IN RE RAMBA, INC.
United States Court of Appeals, Fifth Circuit (2006)
Facts
- Ramba, Inc. filed for Chapter 7 bankruptcy on November 21, 2000.
- The Trustee, Lowell Cage, initiated proceedings against various entities that received transfers from Ramba, including ten vendors that provided materials and services to Ramba’s drilling division.
- These transfers primarily resulted from the sale of Ramba's drilling division to a subsidiary of Patterson Energy, Inc., which took place two months prior to the bankruptcy filing.
- The transaction involved Patterson assuming some of Ramba's liabilities, which included debts owed to the vendors.
- At the time of the sale, Ramba owed Citibank over $25 million and had granted them liens on all its assets, including those sold to Patterson.

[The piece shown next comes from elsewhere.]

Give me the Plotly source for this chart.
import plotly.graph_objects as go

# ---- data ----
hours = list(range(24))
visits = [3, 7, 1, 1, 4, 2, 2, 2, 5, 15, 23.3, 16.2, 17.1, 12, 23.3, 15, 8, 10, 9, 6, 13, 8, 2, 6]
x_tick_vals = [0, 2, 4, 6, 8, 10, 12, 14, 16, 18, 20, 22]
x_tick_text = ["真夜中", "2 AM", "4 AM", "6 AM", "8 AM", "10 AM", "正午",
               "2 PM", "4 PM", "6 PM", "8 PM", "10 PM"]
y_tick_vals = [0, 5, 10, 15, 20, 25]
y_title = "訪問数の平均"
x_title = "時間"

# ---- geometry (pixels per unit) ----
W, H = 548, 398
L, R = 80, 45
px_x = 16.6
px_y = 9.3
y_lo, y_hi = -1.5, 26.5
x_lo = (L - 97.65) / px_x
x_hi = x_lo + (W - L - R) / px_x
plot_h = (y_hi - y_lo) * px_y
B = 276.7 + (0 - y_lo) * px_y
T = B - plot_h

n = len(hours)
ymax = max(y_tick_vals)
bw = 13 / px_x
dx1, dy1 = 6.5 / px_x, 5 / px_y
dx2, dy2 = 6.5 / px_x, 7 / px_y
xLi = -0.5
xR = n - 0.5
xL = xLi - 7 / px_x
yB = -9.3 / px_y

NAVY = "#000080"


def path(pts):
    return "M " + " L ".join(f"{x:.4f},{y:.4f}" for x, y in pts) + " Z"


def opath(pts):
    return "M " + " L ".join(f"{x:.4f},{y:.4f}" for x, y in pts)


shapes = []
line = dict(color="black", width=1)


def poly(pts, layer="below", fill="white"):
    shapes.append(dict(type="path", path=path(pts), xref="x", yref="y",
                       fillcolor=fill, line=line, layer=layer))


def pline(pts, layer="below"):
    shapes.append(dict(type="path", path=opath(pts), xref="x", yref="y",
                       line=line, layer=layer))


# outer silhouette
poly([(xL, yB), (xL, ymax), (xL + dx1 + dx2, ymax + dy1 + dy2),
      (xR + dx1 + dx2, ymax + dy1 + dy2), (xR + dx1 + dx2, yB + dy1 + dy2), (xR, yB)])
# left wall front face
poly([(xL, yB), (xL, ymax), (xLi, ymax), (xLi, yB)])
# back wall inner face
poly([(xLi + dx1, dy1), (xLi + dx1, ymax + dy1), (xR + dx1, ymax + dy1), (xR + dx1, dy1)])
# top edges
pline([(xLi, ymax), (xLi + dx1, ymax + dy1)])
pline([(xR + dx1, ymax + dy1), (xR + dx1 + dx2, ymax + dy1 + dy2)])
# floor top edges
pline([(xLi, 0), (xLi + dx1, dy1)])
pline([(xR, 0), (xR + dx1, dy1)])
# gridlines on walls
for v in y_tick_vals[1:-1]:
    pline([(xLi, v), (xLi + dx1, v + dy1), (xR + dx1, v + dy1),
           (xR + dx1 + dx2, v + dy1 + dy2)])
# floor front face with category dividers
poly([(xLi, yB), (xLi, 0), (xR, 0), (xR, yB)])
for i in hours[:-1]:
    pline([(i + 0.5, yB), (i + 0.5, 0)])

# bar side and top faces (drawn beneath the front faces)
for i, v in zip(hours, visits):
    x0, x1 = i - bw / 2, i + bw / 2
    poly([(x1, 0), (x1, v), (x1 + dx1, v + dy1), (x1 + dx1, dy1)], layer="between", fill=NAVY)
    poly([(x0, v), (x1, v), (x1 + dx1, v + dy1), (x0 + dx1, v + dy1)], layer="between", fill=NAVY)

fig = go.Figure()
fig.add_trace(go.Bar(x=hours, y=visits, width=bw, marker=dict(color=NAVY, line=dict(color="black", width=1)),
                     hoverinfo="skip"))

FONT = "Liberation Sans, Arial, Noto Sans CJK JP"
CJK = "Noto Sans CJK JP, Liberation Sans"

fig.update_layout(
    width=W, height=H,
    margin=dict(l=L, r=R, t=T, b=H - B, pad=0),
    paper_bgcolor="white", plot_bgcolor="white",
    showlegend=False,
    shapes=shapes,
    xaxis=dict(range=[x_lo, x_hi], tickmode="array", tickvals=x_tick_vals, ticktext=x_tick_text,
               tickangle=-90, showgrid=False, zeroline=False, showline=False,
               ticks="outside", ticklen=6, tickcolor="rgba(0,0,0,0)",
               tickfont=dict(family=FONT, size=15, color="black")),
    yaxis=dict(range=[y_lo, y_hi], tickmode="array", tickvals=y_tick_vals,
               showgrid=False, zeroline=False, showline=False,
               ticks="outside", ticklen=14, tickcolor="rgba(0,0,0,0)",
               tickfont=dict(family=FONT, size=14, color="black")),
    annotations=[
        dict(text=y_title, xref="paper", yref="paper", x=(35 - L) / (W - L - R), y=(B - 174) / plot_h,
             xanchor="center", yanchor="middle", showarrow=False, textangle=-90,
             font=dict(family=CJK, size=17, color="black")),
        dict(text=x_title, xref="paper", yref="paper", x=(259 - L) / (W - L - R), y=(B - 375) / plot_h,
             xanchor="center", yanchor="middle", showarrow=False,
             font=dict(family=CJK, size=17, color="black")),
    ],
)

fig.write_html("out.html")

- Citibank agreed to release its security interests in the drilling division’s assets as part of the sale.
- The Trustee sought to set aside these transfers, arguing they constituted preferential transfers under the Bankruptcy Code.

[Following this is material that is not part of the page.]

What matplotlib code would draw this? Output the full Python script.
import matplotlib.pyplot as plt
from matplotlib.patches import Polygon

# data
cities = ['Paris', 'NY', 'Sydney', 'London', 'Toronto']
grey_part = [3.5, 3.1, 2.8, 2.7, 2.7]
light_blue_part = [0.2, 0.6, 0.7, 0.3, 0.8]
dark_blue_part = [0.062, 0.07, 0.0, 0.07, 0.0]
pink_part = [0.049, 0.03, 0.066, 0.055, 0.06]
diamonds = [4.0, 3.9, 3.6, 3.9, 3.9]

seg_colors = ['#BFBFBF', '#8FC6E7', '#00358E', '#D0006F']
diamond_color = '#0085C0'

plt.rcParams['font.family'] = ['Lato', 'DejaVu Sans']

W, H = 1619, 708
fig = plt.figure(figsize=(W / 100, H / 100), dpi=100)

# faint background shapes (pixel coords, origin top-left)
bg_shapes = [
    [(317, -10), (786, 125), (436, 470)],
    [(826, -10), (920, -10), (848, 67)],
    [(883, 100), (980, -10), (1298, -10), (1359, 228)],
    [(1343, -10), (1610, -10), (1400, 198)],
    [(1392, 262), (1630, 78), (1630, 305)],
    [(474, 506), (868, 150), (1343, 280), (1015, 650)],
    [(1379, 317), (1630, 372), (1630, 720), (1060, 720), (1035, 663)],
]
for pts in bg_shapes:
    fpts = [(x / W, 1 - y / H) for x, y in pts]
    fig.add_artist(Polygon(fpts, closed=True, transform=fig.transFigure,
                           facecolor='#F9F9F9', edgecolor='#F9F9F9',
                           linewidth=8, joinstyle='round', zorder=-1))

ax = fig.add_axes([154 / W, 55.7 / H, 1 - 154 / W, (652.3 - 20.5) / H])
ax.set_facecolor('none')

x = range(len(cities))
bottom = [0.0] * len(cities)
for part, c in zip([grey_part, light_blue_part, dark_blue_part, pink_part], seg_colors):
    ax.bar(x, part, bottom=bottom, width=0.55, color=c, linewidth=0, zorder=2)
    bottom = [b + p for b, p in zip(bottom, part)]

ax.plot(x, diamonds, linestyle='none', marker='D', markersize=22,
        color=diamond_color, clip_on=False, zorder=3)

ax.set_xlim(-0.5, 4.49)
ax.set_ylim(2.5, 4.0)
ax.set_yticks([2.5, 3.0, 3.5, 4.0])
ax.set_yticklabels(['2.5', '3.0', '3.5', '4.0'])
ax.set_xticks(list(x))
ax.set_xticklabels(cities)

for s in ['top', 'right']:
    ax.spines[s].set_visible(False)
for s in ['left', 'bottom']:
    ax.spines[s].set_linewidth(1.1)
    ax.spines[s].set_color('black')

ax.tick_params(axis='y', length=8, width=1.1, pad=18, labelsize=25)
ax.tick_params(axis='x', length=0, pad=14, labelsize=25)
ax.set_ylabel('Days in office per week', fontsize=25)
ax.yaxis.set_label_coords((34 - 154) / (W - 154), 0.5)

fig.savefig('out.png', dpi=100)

- The district court ruled in favor of the vendors, leading to the Trustee's appeal.
Issue
- The issues were whether the transfers to the vendors constituted voidable preferences under the Bankruptcy Code and whether the direct transfer to GeoResources was made in the ordinary course of business.
Holding — Benavides, J.
- The U.S. Court of Appeals for the Fifth Circuit affirmed the district court's decision that the indirect transfers to the vendors did not constitute voidable preferences but vacated and remanded the decision regarding the direct transfer to GeoResources.
Rule
- A transfer cannot be deemed a voidable preference if the debtor had no equitable interest in the property transferred at the time of the transaction.
Reasoning
- The Fifth Circuit reasoned that the indirect transfers did not deplete the bankruptcy estate because Ramba had no equitable interest in the transferred property, as it was fully encumbered by Citibank's liens at the time of the sale.
- The court clarified that a trustee cannot avoid transfers of property unless the property would have been available to the debtor's creditors.

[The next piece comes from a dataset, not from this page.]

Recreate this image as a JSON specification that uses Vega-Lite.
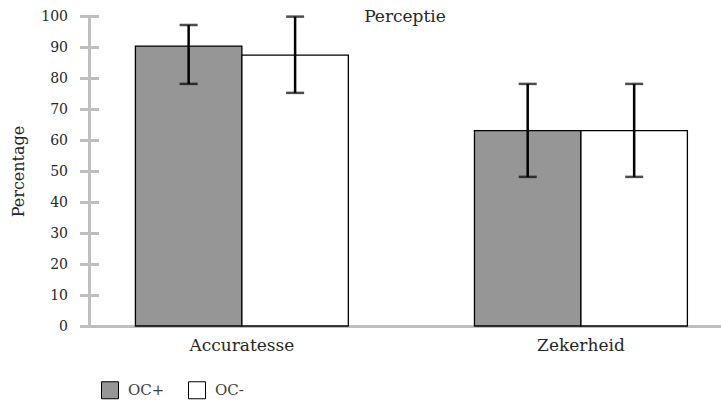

- Since Ramba had only legal title to the assets, and Citibank's interests exceeded their fair market value, the Trustee failed to prove that the transfers depleted the estate.
- Additionally, the court found that the direct transfer to GeoResources was not made in the ordinary course of business because it was significantly overdue compared to the industry standard.
- Although the district court had considered historical relations in its analysis, the appeals court emphasized that the inquiry should focus on industry practices.
- Ultimately, the delay in payment to GeoResources was deemed excessive and not aligned with ordinary business terms.
Deep Dive: How the Court Reached Its Decision
Reasoning for Indirect Transfers
The court reasoned that the indirect transfers to the vendors did not constitute voidable preferences because Ramba, Inc. had no equitable interest in the property transferred at the time of the sale to Patterson. The court emphasized that a trustee can only avoid transfers of property if the property would have been available to the debtor's creditors, meaning it must be part of the debtor's bankruptcy estate. In this case, Ramba’s assets were fully encumbered by Citibank's liens, which exceeded their fair market value. As a result, Ramba held only legal title to the assets without any equity, indicating that the funds from the sale would not have been available to general creditors. The Trustee argued that the assumption of liabilities by Patterson created unencumbered funds for Ramba, but the court found no evidence supporting this theory. The consideration from the sale belonged to Citibank, and the Trustee's request to set aside the transfers effectively sought to benefit from the deal while negating key terms, which the court found unreasonable. Thus, it concluded that the indirect transfers did not deplete the bankruptcy estate, affirming the district court's decision on this aspect.
Reasoning for Direct Transfer to GeoResources
For the direct transfer to GeoResources, the court concluded that it was not made in the ordinary course of business due to the significant delay in payment compared to industry standards. The district court had initially found that the payment was consistent with historical relations between GeoResources and Ramba, but the appellate court stressed that the analysis should focus on objective industry practices rather than subjective business relationships. The evidence indicated that payments were typically made within 120 days, while the payment to GeoResources occurred after 180 days. This delay was deemed excessive and out of line with ordinary business terms, thereby failing to meet the criteria for the ordinary course exception under the Bankruptcy Code. The court highlighted the importance of maintaining industry standards and not allowing deviations to undermine the integrity of bankruptcy proceedings. Consequently, the court vacated the lower court's ruling regarding the direct transfer to GeoResources and remanded the case for further proceedings consistent with its findings.